Published online by Cambridge University Press: 05 June 2012
In the sociology of science, paradigms are a bit like castles. Scientists are knights in this metaphor, and assumptions are the liege-lords that the knights/scientists are sworn to defend. The strength of a paradigm can be measured by how many scientists are willing to defend its ramparts. Scientists tend to retain allegiance to their assumptions, so that the paradigmatic castles defend their inhabitants successfully, until those inhabitants die off. In this metaphor, it is in the nature of paradigms to be mutually exclusive – as a knight/scientist, one is more concerned about defending one's castle/paradigm, and in defeating others, than in building bridges among them.
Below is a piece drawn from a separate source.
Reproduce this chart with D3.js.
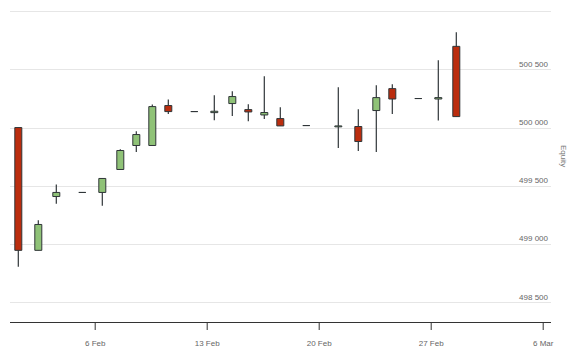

Paradigms, in other words, are distinct from, and in opposition to, each other.
This view of paradigms has been regularly co-opted in discussing both the sociology and the epistemology of international relations as a discipline. Thomas Kuhn's seminal discussion of paradigms and the sociology of science is regularly taught in graduate international relations theory courses, despite Kuhn's suggestions that his argument does not necessarily apply to social science. Whether or not one accepts Kuhn's argument about the sociology of the natural sciences, and whether or not one sees paradigms in the social sciences as being equivalent to those in the natural sciences, it remains the case that the language of paradigms pervades thinking about international relations theory.